Ну солома — куда ни шло, черт с нею, а вот потеря одеяла — это смерть.
— Куда они пошли?
Иван Павлович показал, а сам безнадежно махнул рукой:
— Не вяжись, ну их к черту, пусть подавятся!
— Что? А ну, пошли!
Их было трое, но меня это не смутило.
— А ну, отдавай одеяло и солому, туды твою...
— Пошел прочь.
— Что? Да я тебя...
Видя, что противники не собираются отдавать одеяло, я выхватил нож. Это произвело впечатление: все трое мгновенно исчезли.
— Нахалы, — не выдержал Иван Павлович. — А ты, Андрей, молодец: не растерялся. Теперь — спать.
Позднее, будучи в партизанском отряде, мы встретились с одним из мародеров. Он остался верен себе и грабил людей уже в роли полицейского. Но об этом я расскажу дальше.
Пока мы отбивали свое добро у грабителей, кто-то занял облюбованное нами место. В ригу набилось столько народу, что, как говорится, яблоку негде было упасть. Но кое-как мы все же пристроились.
Впервые мы укладывались спать за колючей проволокой. Но зато и впервые за много дней над головой была крыша, кругом стены и под нами не грязь и снег, а солома. Вот уже по-своему и счастлив человек. Правда, «счастье» это такое, что не приведи бог. И все же, согревшись, заснули сладко. Около полуночи нас разбудили крики и стрельба: рига горела. Обезумевшие от страха пленные бросились к воротам. Образовалась пробка. Задние напирают, передние стонут. И вдруг впереди у ворот люди стали падать: гитлеровцы били по ним из автоматов. Звери! Часть пленных бросились вперед, другие стали пятиться, а фашистские изверги все стреляли и стреляли. Мы были далеко от ворот, примерно в середине риги, и народу здесь оказалось меньше.

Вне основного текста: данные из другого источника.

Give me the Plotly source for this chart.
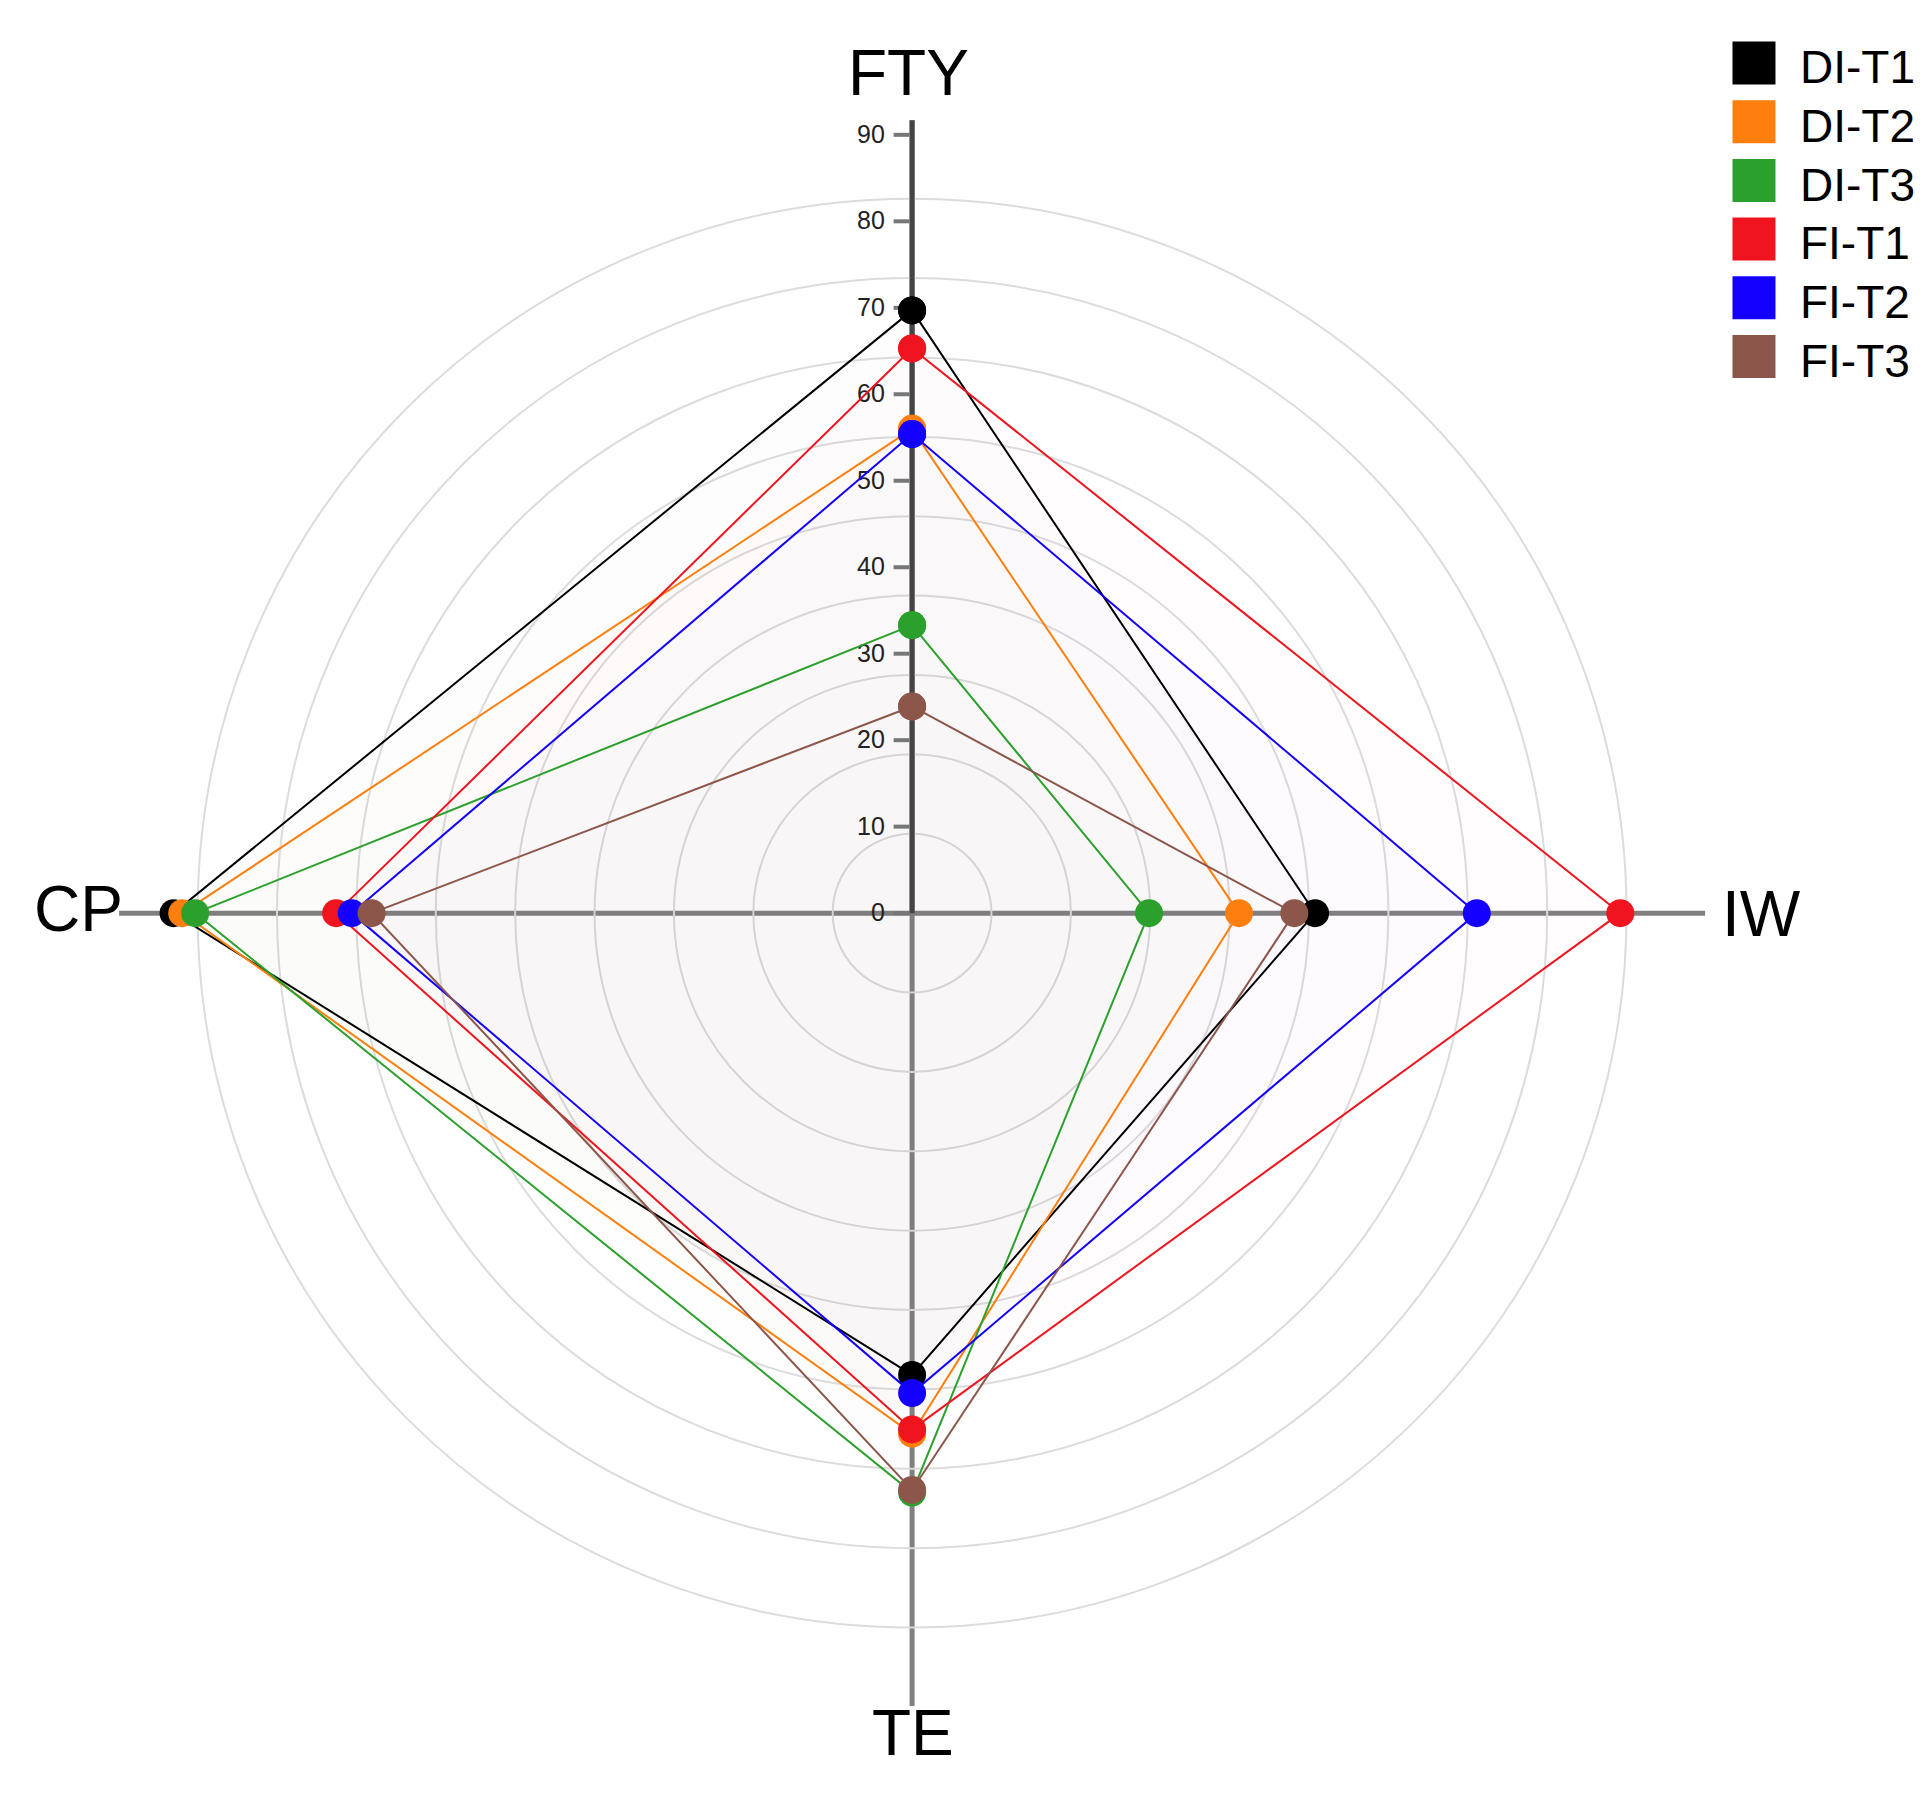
import plotly.graph_objects as go

# axes of the radar (clockwise from the top)
categories = ["FTY", "IW", "TE", "CP"]
angles = [0, 90, 180, 270]

series_names = ["DI-T1", "DI-T2", "DI-T3", "FI-T1", "FI-T2", "FI-T3"]
series_colors = ["#000000", "#ff7f0e", "#2ca02c", "#f0141e", "#1400ff", "#8c564b"]

# values, order: FTY, IW, TE, CP
di_t1 = [69.7, 46.6, 53.4, 85.4]
di_t2 = [56.0, 37.8, 60.2, 84.4]
di_t3 = [33.3, 27.4, 67.0, 82.9]
fi_t1 = [65.3, 81.9, 59.7, 66.6]
fi_t2 = [55.4, 65.3, 55.5, 64.8]
fi_t3 = [23.9, 44.2, 66.7, 62.5]
all_values = [di_t1, di_t2, di_t3, fi_t1, fi_t2, fi_t3]

radial_ticks = [0, 10, 20, 30, 40, 50, 60, 70, 80, 90]
grid_step = 9.18
n_levels = 9
r_max = 91.7

FONT = "Liberation Sans, Arial, sans-serif"

# where the axis names sit (paper coords), same order as categories
label_pos = [(0.4661, 0.9639), (0.9083, 0.4967), (0.4687, 0.0417), (0.0363, 0.4994)]


def rgba(hexcol, a):
    h = hexcol.lstrip("#")
    return "rgba(%d,%d,%d,%s)" % (int(h[0:2], 16), int(h[2:4], 16), int(h[4:6], 16), a)


fig = go.Figure()

# faint area fills go on the bottom polar (with the grid circles)
for name, col, vals in zip(series_names, series_colors, all_values):
    fig.add_trace(go.Scatterpolar(
        r=vals + vals[:1], theta=angles + angles[:1],
        subplot="polar", mode="none", fill="toself",
        fillcolor=rgba(col, 0.006), showlegend=False, hoverinfo="skip"))

# lines and dots on the top polar
for name, col, vals in zip(series_names, series_colors, all_values):
    fig.add_trace(go.Scatterpolar(
        r=vals + vals[:1], theta=angles + angles[:1],
        subplot="polar2", mode="lines+markers", name=name,
        line=dict(color=col, width=2),
        marker=dict(color=col, size=28),
        showlegend=False))

# legend drawn as a small scatter panel (squares + labels)
rows = list(range(len(series_names)))
fig.add_trace(go.Scatter(
    x=[46.7] * len(rows), y=rows, mode="markers",
    marker=dict(symbol="square", size=43, color=series_colors, line=dict(width=0)),
    xaxis="x", yaxis="y", showlegend=False, hoverinfo="skip", cliponaxis=False))
fig.add_trace(go.Scatter(
    x=[92.7] * len(rows), y=rows, mode="text", text=series_names,
    textposition="middle right",
    textfont=dict(family=FONT, size=46, color="#000000"),
    xaxis="x", yaxis="y2", showlegend=False, hoverinfo="skip", cliponaxis=False))

# page body has an 8px margin, so domains are nudged left/up by 8px
dom_x = [0.0575, 0.8789]
dom_y = [0.0566, 0.9377]

fig.update_layout(
    width=1931, height=1800,
    margin=dict(l=0, r=0, t=0, b=0),
    paper_bgcolor="white", plot_bgcolor="rgba(0,0,0,0)",
    showlegend=False,
    polar=dict(
        domain=dict(x=dom_x, y=dom_y),
        bgcolor="white",
        radialaxis=dict(
            range=[0, r_max],
            tickvals=[grid_step * (k + 1) for k in range(n_levels)],
            showticklabels=False, ticks="", showline=False,
            showgrid=True, gridcolor="#dcdcdc", gridwidth=2,
        ),
        angularaxis=dict(
            rotation=90, direction="clockwise",
            tickvals=angles, showticklabels=False,
            ticks="", showline=False,
            showgrid=True, gridcolor="#808080", gridwidth=5,
        ),
    ),
    polar2=dict(
        domain=dict(x=dom_x, y=dom_y),
        bgcolor="rgba(0,0,0,0)",
        radialaxis=dict(
            range=[0, r_max], angle=90, side="counterclockwise",
            tickvals=radial_ticks, tickangle=90,
            tickfont=dict(family=FONT, size=25, color="#222222"),
            ticks="outside", ticklen=16, tickwidth=4, tickcolor="#777777",
            showline=True, linecolor="#444444", linewidth=5,
            showgrid=False, layer="below traces",
        ),
        angularaxis=dict(
            rotation=90, direction="clockwise",
            tickvals=angles, showticklabels=False, ticks="",
            showline=False, showgrid=False,
        ),
    ),
    xaxis=dict(domain=[0.88, 1.0], range=[0, 231.7], visible=False, fixedrange=True),
    yaxis=dict(domain=[1 - 400 / 1800, 1.0], range=[5.877, -0.937], visible=False, fixedrange=True),
    yaxis2=dict(overlaying="y", range=[5.727, -1.087], visible=False, fixedrange=True),
)

for cat, (px_, py_) in zip(categories, label_pos):
    fig.add_annotation(x=px_, y=py_, xref="paper", yref="paper", text=cat,
                       showarrow=False, xanchor="center", yanchor="middle",
                       font=dict(family=FONT, size=64, color="#000000"))

fig.write_html("out.html", config={"displayModeBar": False})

— Скорей ложись, убьют! — крикнул Гусев.
Мы бросились наземь, кое-кто последовал нашему примеру. А через нас помчались люди. Вот-вот затопчут.
— Павлыч, ползем в другую сторону, к стене.

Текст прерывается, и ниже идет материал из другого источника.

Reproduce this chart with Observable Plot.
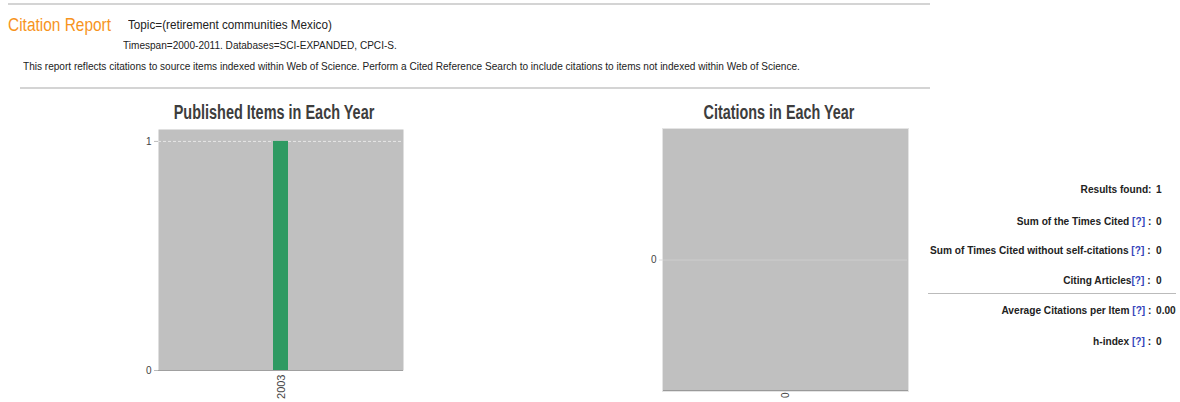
<!DOCTYPE html>
<html>
<head>
<meta charset="utf-8">
<script src="https://cdn.jsdelivr.net/npm/d3@7"></script>
<script src="https://cdn.jsdelivr.net/npm/@observablehq/plot@0.6"></script>
<style>
  html, body { margin: 0; padding: 0; background: #fff; }
  body { width: 1180px; height: 402px; position: relative; overflow: hidden;
         font-family: "Liberation Sans", Arial, sans-serif; color: #333; }
  .abs { position: absolute; white-space: nowrap; line-height: 1; }
  .hr { position: absolute; height: 2px; background: #d4d4d4; }
  .title { font-weight: bold; font-size: 20px; color: #3d3d3d; }
  .stat { font-weight: bold; font-size: 10.5px; color: #222; }
  .q { color: #3344bb; }
  .chart { position: absolute; }
</style>
</head>
<body>
<div class="hr" style="left:8px; top:3px; width:922px;"></div>
<div class="abs fit" id="rep" data-w="103" style="left:8px; top:15.7px; font-size:18px; color:#f7941d;"></div>
<div class="abs fit" id="topic" data-w="204" style="left:128px; top:19.4px; font-size:12.5px; color:#222;"></div>
<div class="abs fit" id="span" data-w="274" style="left:123px; top:40.3px; font-size:10.5px; color:#222;"></div>
<div class="abs fit" id="note" data-w="777" style="left:23px; top:61.3px; font-size:11px; color:#222;"></div>
<div class="hr" style="left:20px; top:87px; width:910px;"></div>

<div class="abs title center" id="t1" data-w="201" style="left:273.5px; top:102.4px;"></div>
<div class="abs title center" id="t2" data-w="151" style="left:778.5px; top:102.4px;"></div>

<div class="chart" id="c1" style="left:130px; top:125px;"></div>
<div class="chart" id="c2" style="left:630px; top:125px;"></div>

<div class="abs" style="left:928px; top:293px; width:248px; height:1px; background:#bbb;"></div>
<div id="stats"></div>

<script>
// ---- data ----
const pubYears = ["2003"];
const pubCounts = [1];
const citeYears = ["0"];
const citeCounts = [0];
const pubTicks = [0, 1];
const citeTicks = [0];

const headerTitle = "Citation Report";
const topicText = "Topic=(retirement communities Mexico)";
const spanText = "Timespan=2000-2011. Databases=SCI-EXPANDED, CPCI-S.";
const noteText = "This report reflects citations to source items indexed within Web of Science. Perform a Cited Reference Search to include citations to items not indexed within Web of Science.";
const chartTitles = ["Published Items in Each Year", "Citations in Each Year"];

const statLabels = ["Results found", "Sum of the Times Cited", "Sum of Times Cited without self-citations", "Citing Articles", "Average Citations per Item", "h-index"];
const statHelp = [false, true, true, true, true, true];
const statValues = ["1", "0", "0", "0", "0.00", "0"];
const statTops = [183.6, 216, 244.6, 274.6, 305.3, 336];

document.getElementById("rep").textContent = headerTitle;
document.getElementById("topic").textContent = topicText;
document.getElementById("span").textContent = spanText;
document.getElementById("note").textContent = noteText;
document.getElementById("t1").textContent = chartTitles[0];
document.getElementById("t2").textContent = chartTitles[1];

// horizontal fit of text (source rendering is condensed)
document.querySelectorAll(".fit").forEach(el => {
  const s = (+el.dataset.w) / el.offsetWidth;
  el.style.transformOrigin = "left center";
  el.style.transform = `scaleX(${s})`;
});
document.querySelectorAll(".center").forEach(el => {
  const s = (+el.dataset.w) / el.offsetWidth;
  el.style.transformOrigin = "center center";
  el.style.transform = `translateX(-50%) scaleX(${s})`;
});

// stats
const st = document.getElementById("stats");
const labs = [];
statLabels.forEach((l, i) => {
  const lab = document.createElement("div");
  lab.className = "abs stat";
  lab.style.right = (1180 - 1151) + "px";
  lab.style.top = statTops[i] + "px";
  lab.style.transformOrigin = "right center";
  lab.innerHTML = l + (statHelp[i] ? (i === 3 ? "" : " ") + '<span class="q">[?]</span>&nbsp;:' : ":");
  st.appendChild(lab);
  labs.push(lab);
  const v = document.createElement("div");
  v.className = "abs stat";
  v.style.left = "1156px";
  v.style.top = statTops[i] + "px";
  v.style.transformOrigin = "left center";
  v.textContent = statValues[i];
  st.appendChild(v);
  labs.push(v);
});
const statScale = 221 / labs[4].offsetWidth;
labs.forEach(el => el.style.transform = `scaleX(${statScale})`);

const pubData = pubYears.map((y, i) => ({year: y, count: pubCounts[i]}));
const citeData = citeYears.map((y, i) => ({year: y, count: citeCounts[i]}));

const axisFont = {fontSize: 10, fill: "#444"};

const c1 = Plot.plot({
  width: 280, height: 277,
  marginLeft: 28, marginRight: 7, marginTop: 4, marginBottom: 32,
  style: {fontFamily: "Liberation Sans, Arial, sans-serif", fontSize: "10px", color: "#444", background: "transparent"},
  x: {domain: pubYears, paddingInner: 0.5, paddingOuter: 3.83, label: null},
  y: {domain: [0, 1.052], label: null},
  marks: [
    Plot.frame({fill: "#c0c0c0", stroke: null}),
    Plot.ruleY([1], {stroke: "#e6e6e6", strokeDasharray: "3,2"}),
    Plot.barY(pubData, {x: "year", y: "count", fill: "#2e9a62"}),
    Plot.ruleY([0], {stroke: "#a0a0a0"}),
    Plot.axisY({ticks: pubTicks, tickFormat: d3.format("d"), tickSize: 4, tickPadding: 3, stroke: "#bbb", ...axisFont}),
    Plot.axisX({tickRotate: -90, tickSize: 0, tickPadding: 4, ...axisFont, fontSize: 11})
  ]
});
document.getElementById("c1").appendChild(c1);

const c2 = Plot.plot({
  width: 285, height: 277,
  marginLeft: 33, marginRight: 8, marginTop: 4, marginBottom: 12,
  style: {fontFamily: "Liberation Sans, Arial, sans-serif", fontSize: "10px", color: "#444", background: "transparent"},
  x: {domain: citeYears, paddingInner: 0.5, paddingOuter: 3.83, label: null},
  y: {domain: [-1, 1], label: null},
  marks: [
    Plot.frame({fill: "#c0c0c0", stroke: "#e4e4e4", inset: -1}),
    Plot.frame({fill: "#c0c0c0", stroke: null}),
    Plot.ruleY([0], {stroke: "#cdcdcd"}),
    Plot.barY(citeData, {x: "year", y: "count", fill: "#2e9a62"}),
    Plot.frame({anchor: "bottom", stroke: "#9a9a9a"}),
    Plot.axisY({ticks: citeTicks, tickFormat: d3.format("d"), tickSize: 4, tickPadding: 3, stroke: "#ddd", ...axisFont}),
    Plot.axisX({tickRotate: -90, tickSize: 0, tickPadding: 2, ...axisFont, fontSize: 10})
  ]
});
document.getElementById("c2").appendChild(c2);
</script>
</body>
</html>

Доползли. Там поблизости тоже были ворота, но и по ним били проклятые фашисты. «Беда! Или убьют, или сгорим! Что делать?»
Жара стала невыносимой. Как ни опасно у ворот, а выбираться из риги надо. Прижимаясь к земле, мы поползли навстречу пулям. Кругом падали люди, стонали раненые. Рядом горела стена, а мы упорно ползли, причем мне пришлось буквально тащить Ивана Павловича. Наконец ворота позади, мы отползли от готовой рухнуть риги и притаились среди трупов. От ужаса шевелились волосы. По тем, кто лежал неподвижно, фашисты не стреляли. Вскоре стрельба затихла. Пленные сбились тесной кучей в углу лагеря. К этой толпе пробрались и мы с Гусевым.
За колючей проволокой охранники на наших глазах добивали из автоматов раненых.
— Товарищи, помогите! — раздалось невдалеке от нас.
Мы с Иваном Павловичем, не раздумывая, бросились на голос. Следом побежали еще двое. Подобрав раненого лейтенанта, мы втащили его в толпу и наскоро перевязали. Фашисты, видимо устав от кровавой оргии, перестали стрелять по раненым. Рига сгорела. Утром из лагеря вытащили около девяноста обугленных трупов.